2. **Parallel Arrangement (like batteries side-by-side):**
* The "push" stays the same! If you have two identical 12V batteries side-by-side, the total push is still just 12.0 V. It's like having two pumps working on the same pipe – the pressure doesn't double.
* The "internal traffic jam" gets cut in half (if the batteries are identical)! It's like adding another lane to a highway – the traffic flows easier. So, for two 0.200 $\Omega$ internal resistances, the total internal jam is $0.200 \mathrm{~\Omega} / 2 = 0.100 \mathrm{~\Omega}$.

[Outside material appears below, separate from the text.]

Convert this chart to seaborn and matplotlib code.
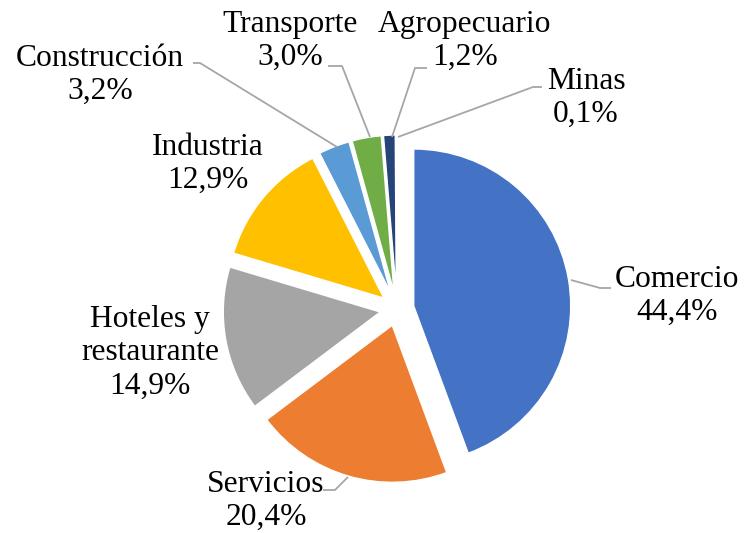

**Now, the big rule (Ohm's Law):** The current (i) is equal to the total "push" ($\mathscr{E}_{total}$) divided by the total "traffic jam" ($R_{total}$). The total traffic jam is the external resistance (R) plus the battery's total internal resistance ($r_{total}$). So, $i = \mathscr{E}_{total} / (R + r_{total})$.

**Let's calculate for each part:**

**Case 1: External resistance R = 2.00r**
First, let's find R: $R = 2.00 \times 0.200 \mathrm{~\Omega} = 0.400 \mathrm{~\Omega}$.

**(a) Parallel Arrangement:**
* Total Push ($\mathscr{E}_{total}$): 12.0 V
* Total Internal Jam ($r_{total}$): 0.100 $\Omega$
* Total Traffic Jam in circuit ($R + r_{total}$): $0.400 \mathrm{~\Omega} + 0.100 \mathrm{~\Omega} = 0.500 \mathrm{~\Omega}$
* Current (i): $12.0 \mathrm{~V} / 0.500 \mathrm{~\Omega} = 24.0 \mathrm{~A}$

**(b) Series Arrangement:**
* Total Push ($\mathscr{E}_{total}$): 24.0 V
* Total Internal Jam ($r_{total}$): 0.400 $\Omega$
* Total Traffic Jam in circuit ($R + r_{total}$): $0.400 \mathrm{~\Omega} + 0.400 \mathrm{~\Omega} = 0.800 \mathrm{~\Omega}$
* Current (i): $24.0 \mathrm{~V} / 0.800 \mathrm{~\Omega} = 30.0 \mathrm{~A}$

**(c) For which arrangement is i greater when R = 2.00r?**
Comparing 24.0 A (parallel) and 30.0 A (series), the current is greater in the **series** arrangement.

**Case 2: External resistance R = r / 2.00**
First, let's find R: $R = 0.200 \mathrm{~\Omega} / 2.00 = 0.100 \mathrm{~\Omega}$.

**(d) Parallel Arrangement:**
* Total Push ($\mathscr{E}_{total}$): 12.0 V
* Total Internal Jam ($r_{total}$): 0.100 $\Omega$
* Total Traffic Jam in circuit ($R + r_{total}$): $0.100 \mathrm{~\Omega} + 0.100 \mathrm{~\Omega} = 0.200 \mathrm{~\Omega}$
* Current (i): $12.0 \mathrm{~V} / 0.200 \mathrm{~\Omega} = 60.0 \mathrm{~A}$

**(e) Series Arrangement:**
* Total Push ($\mathscr{E}_{total}$): 24.0 V
* Total Internal Jam ($r_{total}$): 0.400 $\Omega$
* Total Traffic Jam in circuit ($R + r_{total}$): $0.100 \mathrm{~\Omega} + 0.400 \mathrm{~\Omega} = 0.500 \mathrm{~\Omega}$
* Current (i): $24.0 \mathrm{~V} / 0.500 \mathrm{~\Omega} = 48.0 \mathrm{~A}$

**(f) For which arrangement is i greater when R = r / 2.00?**
Comparing 60.0 A (parallel) and 48.0 A (series), the current is greater in the **parallel** arrangement.